For the first time I can remember, Life in Gocek missed the Sunday deadline!  My only excuse is that I was travelling back from a short visit to Ankara, the capital of Turkey

I must admit I felt very provincial fighting my way through the traffic and crowds of a big city – so different from quiet Gocek.   The traffic was horrendous and the people!   Still, it was worth it to visit just a few of the fantastic places in the city.

It was a long 8-hour journey by car but the changes in scenery were interesting.   Once we left the mountains behind, most of central Turkey is flat with some very strange outcrops of rock from time to time.

Our hotel in Ankara was small but very comfortable and the staff were all very friendly.   If you are visiting the city, the Sahinbey hotel is worth a look.

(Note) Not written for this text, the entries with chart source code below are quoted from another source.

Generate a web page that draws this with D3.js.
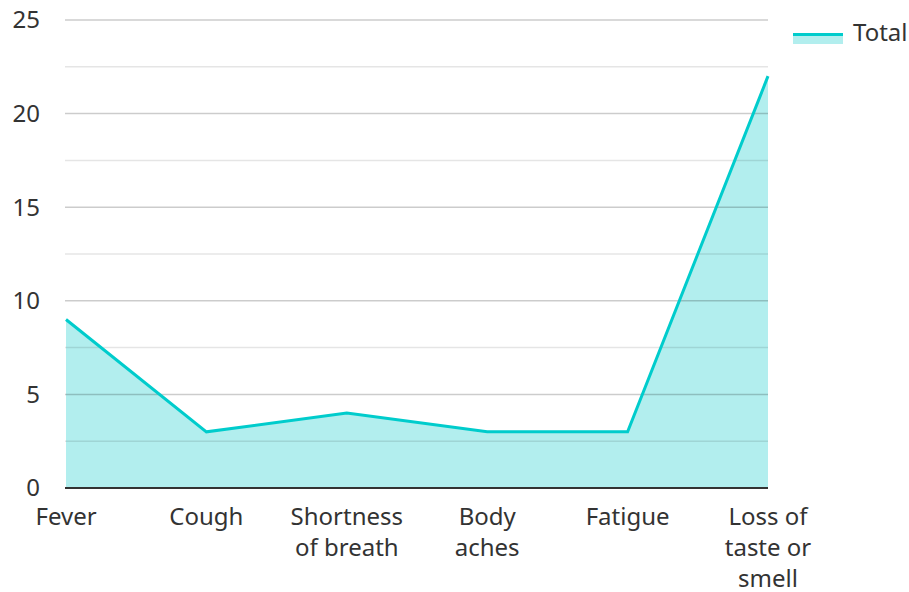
<!DOCTYPE html>
<html>
<head>
<meta charset="utf-8">
<script src="https://cdn.jsdelivr.net/npm/d3@7"></script>
<style>
  body { margin: 0; background: #fff; }
  text { font-family: "Noto Sans", "Open Sans", sans-serif; fill: #333; }
</style>
</head>
<body>
<div id="chart"></div>
<script>
const categories = ["Fever", "Cough", "Shortness of breath", "Body aches", "Fatigue", "Loss of taste or smell"];
const totals = [9, 3, 4, 3, 3, 22];
const yTicks = [0, 5, 10, 15, 20, 25];
const yMinor = [2.5, 7.5, 12.5, 17.5, 22.5];
const seriesName = "Total";

const width = 909, height = 592;
const margin = { top: 20, right: 141, bottom: 104, left: 66 };

const svg = d3.select("#chart").append("svg")
  .attr("width", width)
  .attr("height", height);

const x = d3.scalePoint()
  .domain(categories)
  .range([margin.left, width - margin.right]);

const y = d3.scaleLinear()
  .domain([0, 25])
  .range([height - margin.bottom, margin.top]);

const lineColor = "#00cccc";
const fillColor = "#b2eeee";

const data = categories.map((c, i) => ({ cat: c, value: totals[i] }));

// area
const area = d3.area()
  .x(d => x(d.cat))
  .y0(y(0))
  .y1(d => y(d.value));

svg.append("path")
  .datum(data)
  .attr("fill", fillColor)
  .attr("d", area);

// gridlines (over the fill, semi-transparent)
svg.append("g")
  .selectAll("line.minor")
  .data(yMinor)
  .join("line")
  .attr("x1", margin.left - 1)
  .attr("x2", width - margin.right)
  .attr("y1", d => y(d))
  .attr("y2", d => y(d))
  .attr("stroke", "rgba(0,0,0,0.1)")
  .attr("stroke-width", 1.5);

svg.append("g")
  .selectAll("line.major")
  .data(yTicks.filter(d => d > 0))
  .join("line")
  .attr("x1", margin.left - 1)
  .attr("x2", width - margin.right)
  .attr("y1", d => y(d))
  .attr("y2", d => y(d))
  .attr("stroke", "rgba(0,0,0,0.2)")
  .attr("stroke-width", 1.5);

// line
const line = d3.line()
  .x(d => x(d.cat))
  .y(d => y(d.value));

svg.append("path")
  .datum(data)
  .attr("fill", "none")
  .attr("stroke", lineColor)
  .attr("stroke-width", 3)
  .attr("d", line);

// baseline
svg.append("line")
  .attr("x1", margin.left - 1)
  .attr("x2", width - margin.right)
  .attr("y1", y(0))
  .attr("y2", y(0))
  .attr("stroke", "#333")
  .attr("stroke-width", 2);

// y labels
svg.append("g")
  .selectAll("text")
  .data(yTicks)
  .join("text")
  .attr("x", 40)
  .attr("y", d => y(d))
  .attr("dy", "0.35em")
  .attr("text-anchor", "end")
  .attr("font-size", "24px")
  .text(d => d);

// x labels, wrapped
const wrap = {
  "Fever": ["Fever"],
  "Cough": ["Cough"],
  "Shortness of breath": ["Shortness", "of breath"],
  "Body aches": ["Body", "aches"],
  "Fatigue": ["Fatigue"],
  "Loss of taste or smell": ["Loss of", "taste or", "smell"]
};

svg.append("g")
  .selectAll("text")
  .data(categories)
  .join("text")
  .attr("x", d => x(d))
  .attr("y", y(0) + 37)
  .attr("text-anchor", "middle")
  .attr("font-size", "24px")
  .each(function(d) {
    d3.select(this).selectAll("tspan")
      .data(wrap[d])
      .join("tspan")
      .attr("x", x(d))
      .attr("dy", (t, i) => i === 0 ? 0 : 31)
      .text(t => t);
  });

// legend
const lg = svg.append("g").attr("transform", "translate(793, 33)");
lg.append("rect")
  .attr("x", 0).attr("y", 0)
  .attr("width", 50).attr("height", 11)
  .attr("fill", fillColor);
lg.append("line")
  .attr("x1", 0).attr("x2", 50)
  .attr("y1", 1.5).attr("y2", 1.5)
  .attr("stroke", lineColor)
  .attr("stroke-width", 3);
lg.append("text")
  .attr("x", 60)
  .attr("y", 0)
  .attr("dy", "0.35em")
  .attr("font-size", "24px")
  .text(seriesName);
</script>
</body>
</html>
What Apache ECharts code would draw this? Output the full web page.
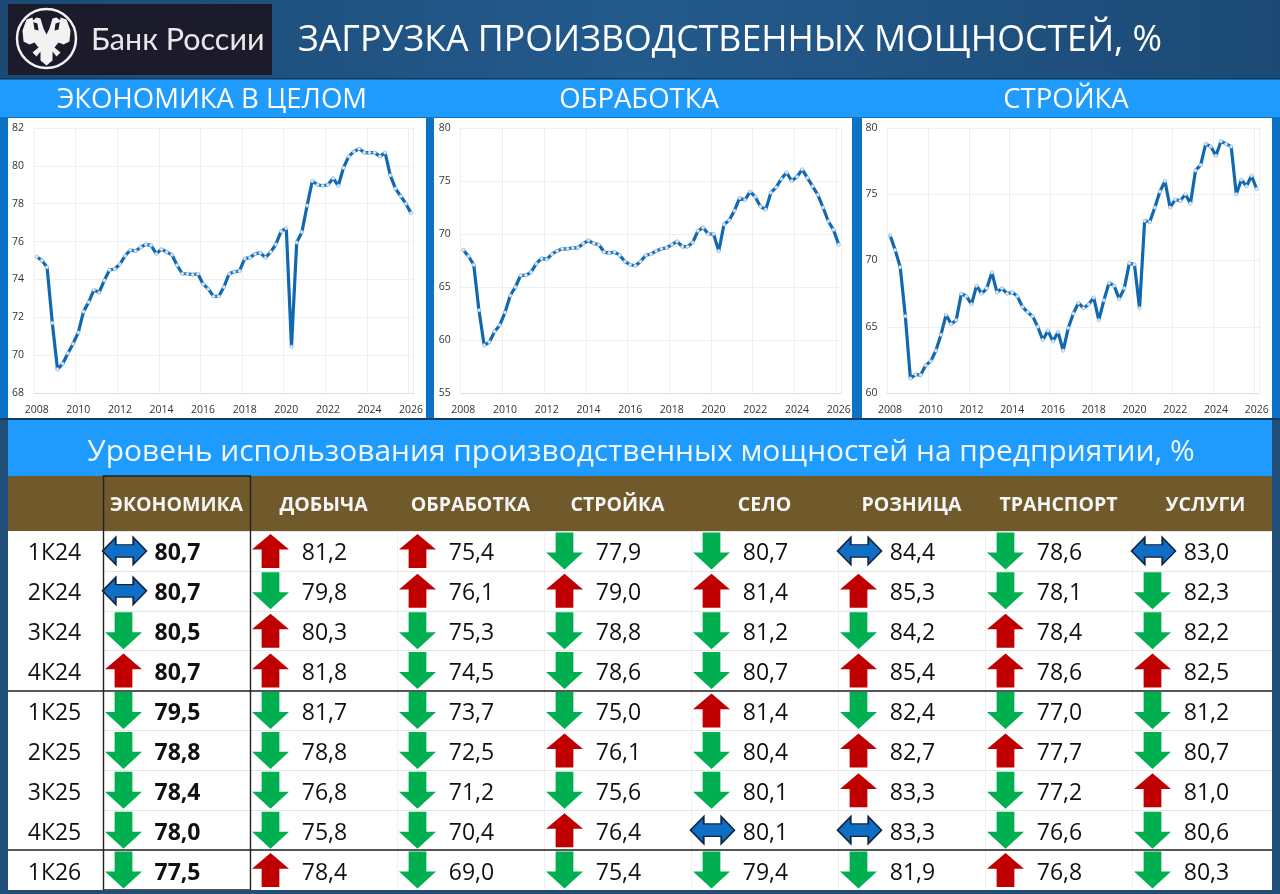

On our first day we investigated the Museum of Anatolian Civilization – an interesting collection of artefacts, some going back 5,000 years.   Wanting something different for lunch, we took up our chopsticks at the Quick China restaurant – a lovely change of food but slightly unreal in a Turkish sidestreet.

We battled our way round the market in the afternoon – I shall never grumble about Gocek market again.   Market traders shouting their wares, people barging in front of you – absolute chaos but, as always, interesting.

The highlight of the second day was a visit to Ataturk’s mausoleum which is a really imposing memorial to the founder of modern Turkey.   There is an amazing museum there too, covering the changes Turkey experienced following the First World War.   As we visited the actual mausoleum, a group of people were laying a wreath accompanied by a fanfare of what we assumed was the Turkish version of the Last Post.   It was an incredibly moving experience.

A brief visit to one of Ataturk’s houses set in the grounds of the modern White Palace was followed by a brief wander round the part of the city where a number of old houses have been renovated and turned into shops and restaurants.

I found the contrasts between old slums and new modern shopping centres and high-rise blocks absolutely fascinating, even more so as a few of these appallingly derelict buildings still appeared to be occupied.

The trip made me realise how much more of this amazing country we have to see and appreciate.   However, in the meantime, I am going to chill out for the next few days and enjoy the peace of Gocek.

On a final, more serious, note, there was a major explosion in the centre of Ankara at the end of the day we left.   So tragic in this amazing city.